Miguel Diaz-Canel, qui l’a remplacé à la présidence du pays en 2018, sera le premier civil à diriger aussi le parti, au sein duquel il a mené toute sa carrière.

C’est « le congrès de la continuité », a-t-il rappelé via Twitter, soulignant ainsi que les lignes directrices du pouvoir à Cuba, l’un des cinq derniers pays communistes au monde, ne changeraient pas.

Si des réformes économiques sont urgentes, dans ce pays en profonde crise sous l’effet des sanctions américaines et de la pandémie, le dogme du parti unique sera maintenu.

« Le parti constitue la garantie de l’unité nationale », a déclaré José Ramon Machado Ventura, 90 ans, numéro deux du parti, inaugurant le congrès « avec la conviction que nous continuerons à être fidèles à l’héritage de nos martyrs et à l’exemple de Fidel et Raul ».

 « Besoin de plus »

Après la mort de Fidel en 2016, le départ de Raul tourne une page historique pour l’île et ses habitants, dont presque tous n’ont jamais connu d’autre famille dirigeante.

« Raul ne va plus être à la tête du parti, mais en cas de problème Raul sera là, il n’est pas mort », veut croire Ramon Blande, militant communiste de 84 ans.

Dans les rues de La Havane, les Cubains semblent surtout préoccupés par les pénuries alimentaires, les files d’attente face aux magasins et l’inflation vertigineuse provoquée par la récente unification des deux monnaies locales.
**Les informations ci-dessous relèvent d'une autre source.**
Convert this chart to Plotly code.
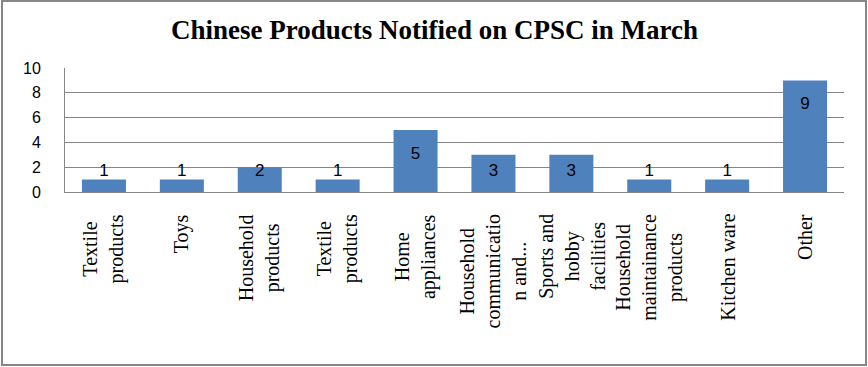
import plotly.graph_objects as go

categories = ["Textile<br>products", "Toys", "Household<br>products", "Textile<br>products",
              "Home<br>appliances", "Household<br>communicatio<br>n and...",
              "Sports and<br>hobby<br>facilities", "Household<br>maintainance<br>products",
              "Kitchen ware", "Other"]
values = [1, 1, 2, 1, 5, 3, 3, 1, 1, 9]
y_ticks = [0, 2, 4, 6, 8, 10]
title_text = "Chinese Products Notified on CPSC in March"

W, H = 868, 367
L, R, T, B = 65, 844, 68, 192

idx = list(range(len(values)))
label_y = [max(v - 2, 1.6) for v in values]

fig = go.Figure()
fig.add_trace(go.Bar(x=idx, y=values, width=0.565, marker=dict(color="#4F81BD", line=dict(width=0)),
                     hoverinfo="skip"))
fig.add_trace(go.Scatter(x=idx, y=label_y, mode="text", text=[str(v) for v in values],
                         textposition="middle center",
                         textfont=dict(family="Liberation Sans", size=17, color="#000000"),
                         hoverinfo="skip"))

for i, c in enumerate(categories):
    fig.add_annotation(x=i, xref="x", y=-20 / (B - T), yref="paper", yanchor="top",
                       xanchor="center", text=c, textangle=-90, align="center",
                       showarrow=False,
                       font=dict(family="Liberation Serif", size=20, color="#000000"))

pw, ph = R - L, B - T
def px(x): return (x - L) / pw
def py(y): return (B - y) / ph

fig.add_shape(type="rect", xref="paper", yref="paper",
              x0=px(2), x1=px(866), y0=py(1), y1=py(365),
              line=dict(color="#868686", width=2), fillcolor="rgba(0,0,0,0)", layer="below")

fig.update_layout(
    width=W, height=H,
    margin=dict(l=L, r=W - R, t=T, b=H - B, pad=0),
    paper_bgcolor="white", plot_bgcolor="white",
    showlegend=False,
    title=dict(text="<b>" + title_text + "</b>", x=(172 + 697) / 2 / W, xanchor="center",
               y=1 - 30 / H, yanchor="middle",
               font=dict(family="Liberation Serif", size=27, color="#000000")),
    bargap=0.44,
)
fig.update_xaxes(range=[-0.5, len(values) - 0.5], showticklabels=False, showgrid=False,
                 zeroline=False, showline=True, linecolor="#868686", linewidth=1, ticks="")
fig.update_yaxes(range=[0, 10], tickvals=y_ticks, showgrid=True, gridcolor="#868686", gridwidth=1,
                 zeroline=False, showline=True, linecolor="#868686", linewidth=1, ticks="",
                 ticklabelstandoff=20,
                 tickfont=dict(family="Liberation Sans", size=16, color="#000000"))

fig.write_html("out.html", config={"displayModeBar": False},
               post_script="document.body.style.margin='0';document.body.style.overflow='hidden';")
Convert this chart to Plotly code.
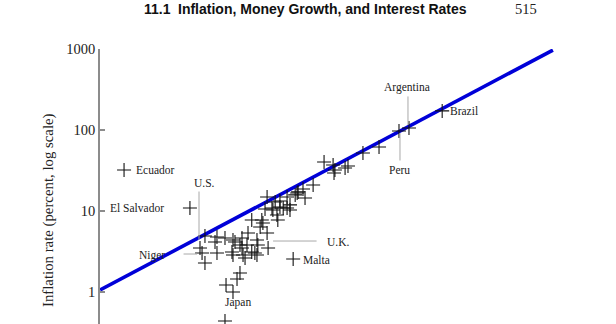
import math
import plotly.graph_objects as go

# ---------------- data ----------------
countries = [
    "", "", "", "", "", "", "", "", "", "",
    "", "", "", "", "", "", "", "", "", "",
    "", "", "", "", "", "", "", "", "", "",
    "", "", "", "", "", "", "", "", "", "",
    "", "U.K.", "Niger", "", "", "", "", "", "", "",
    "", "", "", "", "", "", "", "", "", "",
    "", "U.S.", "Japan", "Malta", "Ecuador", "El Salvador", "Brazil", "Argentina", "Peru",
]
money_growth = [
    70.7, 55.5, 44.3, 42.4, 30.9, 35.4, 36.4, 35.9, 26.2, 22.5,
    20.6, 23.2, 20.0, 17.7, 15.9, 14.8, 13.1, 12.7, 14.1, 15.9,
    16.7, 17.7, 18.5, 14.3, 15.2, 15.4, 12.1, 12.3, 10.4, 11.8,
    13.1, 9.83, 8.98, 7.84, 6.95, 6.16, 5.14, 8.71, 9.68, 11.25,
    11.4, 13.3, 4.92, 5.14, 6.16, 7.72, 7.84, 8.98, 9.12, 10.4,
    10.9, 11.25, 9.40, 5.98, 8.08, 8.71, 8.33, 7.06, 7.84, 18.5,
    20.9, 4.77, 6.95, 19.4, 1.52, 4.10, 183.0, 111.0, 95.5,
]
inflation = [
    61.7, 52.0, 35.9, 34.0, 40.3, 37.0, 32.1, 29.5, 20.9, 18.7,
    16.7, 14.5, 15.8, 14.9, 13.3, 12.9, 14.9, 10.6, 10.9, 11.2,
    10.9, 10.9, 10.3, 10.3, 8.93, 7.74, 7.74, 7.11, 7.74, 6.35,
    5.35, 5.35, 4.64, 4.39, 4.64, 4.78, 4.91, 3.80, 3.80, 4.39,
    3.80, 3.49, 3.03, 2.28, 3.03, 3.12, 2.86, 3.49, 2.86, 3.12,
    3.03, 2.86, 2.63, 4.14, 4.14, 1.72, 1.45, 1.22, 1.00, 11.9,
    17.2, 3.49, 0.438, 2.56, 32.1, 10.9, 172.0, 106.0, 97.2,
]
fit_x = [1.06, 970.0]
fit_y = [1.06, 970.0]
y_ticks = [1, 10, 100, 1000]
y_tick_text = ["1", "10", "100", "1000"]
y_title = "Inflation rate (percent, log scale)"
header_num = "11.1"
header_title = "Inflation, Money Growth, and Interest Rates"
page_num = "515"

# ---------------- layout geometry ----------------
W, H = 616, 324
L, R, T, B = 100, 16, 49, 0
PX_PER_DEC_X = 152.9
X_ONE_PX = 96.25
x_range = [(L - X_ONE_PX) / PX_PER_DEC_X, (W - R - X_ONE_PX) / PX_PER_DEC_X]
y_range = [-0.395, 3.0]

SERIF = "Liberation Serif, Times New Roman, serif"
SANS = "Liberation Sans, Arial, sans-serif"
LEADER = "#a8a8a8"


def px_to_paper(px, py):
    return (px - L) / (W - L - R), (H - B - py) / (H - T - B)


fig = go.Figure()
fig.add_trace(go.Scatter(
    x=fit_x, y=fit_y, mode="lines",
    line=dict(color="#0000d8", width=3.6),
    cliponaxis=False, hoverinfo="skip", showlegend=False,
))
fig.add_trace(go.Scatter(
    x=money_growth, y=inflation, mode="markers", text=countries,
    marker=dict(symbol="cross-thin", size=10, color="#111",
                line=dict(width=1.1, color="#111")),
    cliponaxis=False, showlegend=False,
))

# label placement (styles only): name -> (xanchor, xshift, yshift, leader head, leader tail)
label_style = {
    "Ecuador": ("left", 10, 0, None, None),
    "El Salvador": ("right", -24, 0, None, None),
    "Brazil": ("left", 6, 0, None, None),
    "Malta": ("left", 8, -1, None, None),
    "Japan": ("center", 13, 19, None, None),
    "Argentina": ("center", -2, 40, (-1, -3), (-1, -33)),
    "Peru": ("center", 1, -39, (1, 2), (1, 31)),
    "U.S.": ("center", 4, 65, (-1, -8), (-1, -58)),
    "Niger": ("right", -35, -2, (-5, 1), (-20, 1)),
    "U.K.": ("left", 57, 6, (5, -7), (50, -7)),
}

annotations = []
for name, xv, yv in zip(countries, money_growth, inflation):
    if not name:
        continue
    xa, xs, ys, head, tail = label_style[name]
    lx, ly = math.log10(xv), math.log10(yv)
    if head is not None:
        annotations.append(dict(
            x=lx, y=ly, xref="x", yref="y", text="", showarrow=True,
            arrowhead=0, arrowwidth=1, arrowcolor=LEADER,
            xshift=head[0], yshift=-head[1],
            ax=tail[0] - head[0], ay=tail[1] - head[1],
            standoff=0, startstandoff=0,
        ))
    annotations.append(dict(
        x=lx, y=ly, xref="x", yref="y", text=name, showarrow=False,
        xanchor=xa, yanchor="middle", xshift=xs, yshift=ys,
        font=dict(family=SERIF, size=11.5, color="#222"),
    ))

# axis title
tx, ty = px_to_paper(48, 210)
annotations.append(dict(
    x=tx, y=ty, xref="paper", yref="paper", text=y_title, showarrow=False,
    textangle=-90, xanchor="center", yanchor="middle",
    font=dict(family=SERIF, size=14.8, color="#222"),
))

# running header
hx, hy = px_to_paper(142, 9)
annotations.append(dict(
    x=hx, y=hy, xref="paper", yref="paper", text="<b>%s</b>" % header_num,
    showarrow=False, xanchor="left", yanchor="middle",
    font=dict(family=SANS, size=14, color="#111"),
))
hx2, _ = px_to_paper(176, 9)
annotations.append(dict(
    x=hx2, y=hy, xref="paper", yref="paper", text="<b>%s</b>" % header_title,
    showarrow=False, xanchor="left", yanchor="middle",
    font=dict(family=SANS, size=14, color="#111"),
))
px2, _ = px_to_paper(513, 9)
annotations.append(dict(
    x=px2, y=hy, xref="paper", yref="paper", text=page_num,
    showarrow=False, xanchor="left", yanchor="middle",
    font=dict(family=SERIF, size=14.5, color="#222"),
))

fig.update_layout(
    width=W, height=H,
    margin=dict(l=L, r=R, t=T, b=B, pad=0),
    paper_bgcolor="white", plot_bgcolor="white",
    annotations=annotations,
    xaxis=dict(type="log", range=x_range, visible=False, fixedrange=True),
    yaxis=dict(
        type="log", range=y_range, showgrid=False, zeroline=False,
        showline=True, linecolor="#8c8c8c", linewidth=1.5,
        ticks="inside", ticklen=5, tickwidth=1.5, tickcolor="#8c8c8c",
        tickvals=y_ticks, ticktext=y_tick_text,
        tickfont=dict(family=SERIF, size=14.5, color="#222"),
        fixedrange=True,
    ),
)

fig.write_html("out.html")
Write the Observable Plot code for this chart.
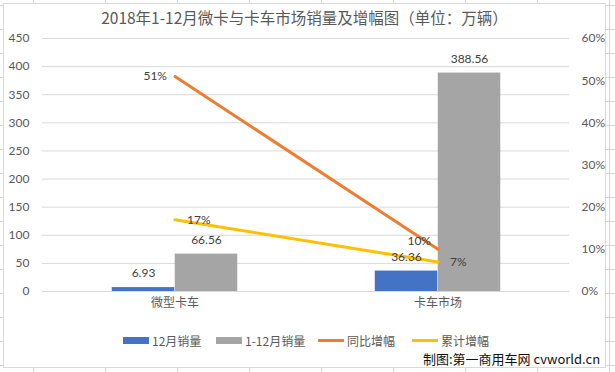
<!DOCTYPE html>
<html>
<head>
<meta charset="utf-8">
<script src="https://cdn.jsdelivr.net/npm/d3@7"></script>
<script src="https://cdn.jsdelivr.net/npm/@observablehq/plot@0.6"></script>
<style>
  html, body { margin: 0; padding: 0; }
  body {
    width: 615px; height: 372px; position: relative; overflow: hidden; background: #fff;
    background-image:
      repeating-linear-gradient(to right, transparent 0, transparent 33px, #d4d4d4 33px, #d4d4d4 34px, transparent 34px, transparent 72px),
      repeating-linear-gradient(to bottom, transparent 0, transparent 5px, #d4d4d4 5px, #d4d4d4 6px, transparent 6px, transparent 24px);
    font-family: Lato, "Noto Sans CJK SC", sans-serif;
  }
  #chart {
    position: absolute; left: 3px; top: 3px; width: 601px; height: 363px;
    border: 1px solid #d9d9d9; background: #fff;
  }
  #title {
    height: 22px; line-height: 22px; padding-top: 2px; text-align: center; font-size: 15.5px; color: #595959;
    font-family: "Noto Sans CJK SC", sans-serif; white-space: nowrap;
  }
  #legend {
    position: absolute; top: 326px; left: 0; width: 601px; height: 20px;
    font-size: 12px; color: #595959; font-family: "Noto Sans CJK SC", sans-serif;
  }
  .item { position: absolute; top: 0; height: 20px; display: flex; align-items: center; white-space: nowrap; }
  .sw { display: inline-block; width: 26px; margin-right: 3px; }
  #caption {
    position: absolute; left: 423px; top: 349px; font-size: 13px; color: #111;
    font-family: "Noto Sans CJK SC", sans-serif; white-space: nowrap;
  }
  svg { display: block; }
</style>
</head>
<body>
<div id="chart">
  <div id="title">2018年1-12月微卡与卡车市场销量及增幅图（单位：万辆）</div>
  <div id="plot"></div>
  <div id="legend"></div>
</div>
<div id="caption">制图:第一商用车网 cvworld.cn</div>
<script>
const categories = ["微型卡车", "卡车市场"];
const decSales = [6.93, 36.36];
const ytdSales = [66.56, 388.56];
const yoyGrowth = [51, 10];
const ytdGrowth = [17, 7];
const leftTicks = [0, 50, 100, 150, 200, 250, 300, 350, 400, 450];
const rightTicks = [0, 10, 20, 30, 40, 50, 60];
const seriesNames = ["12月销量", "1-12月销量", "同比增幅", "累计增幅"];
const seriesColors = ["#4472C4", "#A5A5A5", "#ED7D31", "#FFC000"];

const k = 450 / 60;
const data = categories.map((c, i) => ({
  cat: c, dec: decSales[i], ytd: ytdSales[i], yoy: yoyGrowth[i], cum: ytdGrowth[i]
}));

const bw = 63;
const half = (601 - 38 - 36) / 2 / 2;

const chart = Plot.plot({
  width: 601,
  height: 296,
  marginTop: 10,
  marginBottom: 33,
  marginLeft: 38,
  marginRight: 36,
  style: { color: "#595959", fontSize: "12px", fontFamily: "Lato, 'Noto Sans CJK SC', sans-serif", background: "transparent" },
  x: { domain: categories, padding: 0, axis: null },
  y: { domain: [0, 450], axis: null },
  marks: [
    Plot.ruleY(leftTicks, { stroke: "#d9d9d9", strokeWidth: 1 }),
    Plot.axisY({ ticks: leftTicks, anchor: "left", tickSize: 0, tickPadding: 13, fontSize: 12, fill: "#595959", label: null }),
    Plot.axisY({ ticks: rightTicks.map(t => t * k), tickFormat: d => Math.round(d / k) + "%", anchor: "right", tickSize: 0, tickPadding: 12, fontSize: 12, fill: "#595959", label: null }),
    Plot.axisX({ tickSize: 0, tickPadding: 7, fontSize: 12, fill: "#595959", fontFamily: "'Noto Sans CJK SC', sans-serif", label: null }),
    Plot.barY(data, { x: "cat", y: "dec", fill: seriesColors[0], insetLeft: half - bw, insetRight: half }),
    Plot.barY(data, { x: "cat", y: "ytd", fill: seriesColors[1], insetLeft: half, insetRight: half - bw }),
    Plot.line(data, { x: "cat", y: d => d.yoy * k, stroke: seriesColors[2], strokeWidth: 3 }),
    Plot.line(data, { x: "cat", y: d => d.cum * k, stroke: seriesColors[3], strokeWidth: 3 }),
    Plot.text(data, { x: "cat", y: "dec", text: d => d.dec.toFixed(2), dx: -bw / 2, dy: -14, fill: "#404040", fontSize: 12 }),
    Plot.text(data, { x: "cat", y: "ytd", text: d => d.ytd.toFixed(2), dx: bw / 2, dy: -14, fill: "#404040", fontSize: 12 }),
    Plot.text(data.slice(0, 1), { x: "cat", y: d => d.yoy * k, text: d => d.yoy + "%", textAnchor: "end", dx: -8, fill: "#404040", fontSize: 12 }),
    Plot.text(data.slice(1), { x: "cat", y: d => d.yoy * k, text: d => d.yoy + "%", textAnchor: "end", dx: -7, dy: -8, fill: "#404040", fontSize: 12 }),
    Plot.text(data, { x: "cat", y: d => d.cum * k, text: d => d.cum + "%", textAnchor: "start", dx: 12, fill: "#404040", fontSize: 12 })
  ]
});
document.getElementById("plot").appendChild(chart);

const legend = document.getElementById("legend");
const legendLeft = [119, 212, 314, 408];
seriesNames.forEach((name, i) => {
  const item = document.createElement("div");
  item.className = "item";
  item.style.left = legendLeft[i] + "px";
  const sw = document.createElement("span");
  sw.className = "sw";
  sw.style.height = i < 2 ? "7px" : "3px";
  sw.style.background = seriesColors[i];
  item.appendChild(sw);
  const t = document.createElement("span");
  t.textContent = name;
  item.appendChild(t);
  legend.appendChild(item);
});
</script>
</body>
</html>
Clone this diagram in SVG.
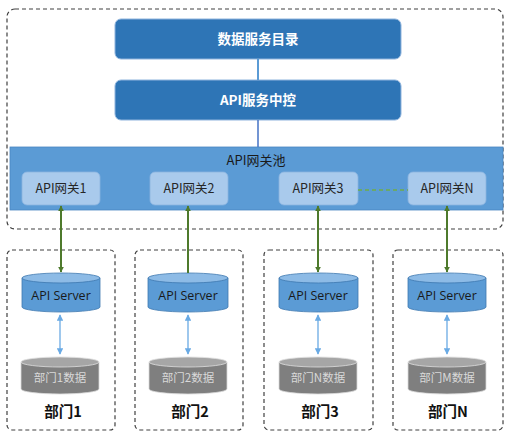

« J’espère qu’avec le congrès ça va s’améliorer, car les prix sont très élevés, les salaires ont augmenté […], mais ça ne suffit pas », se lamente Maria Martinez, retraitée de 68 ans.

Ces derniers mois, Cuba vit une grogne sociale inédite, sous l’impulsion de l’arrivée récente de l’internet mobile, avec plusieurs manifestations de divers secteurs de la société civile.

« La sortie du paysage politique actif de Raul Castro est logiquement un tournant historique, plus ou moins visible dans l’immédiat », note le célèbre auteur de polars Leonardo Padura dans une tribune publiée par le site Nueva Sociedad.

« Mais les gens ont besoin de plus. Pas seulement pour parler, mais pour mieux vivre. Je crois qu’après tant de sacrifices, les Cubains le méritent ».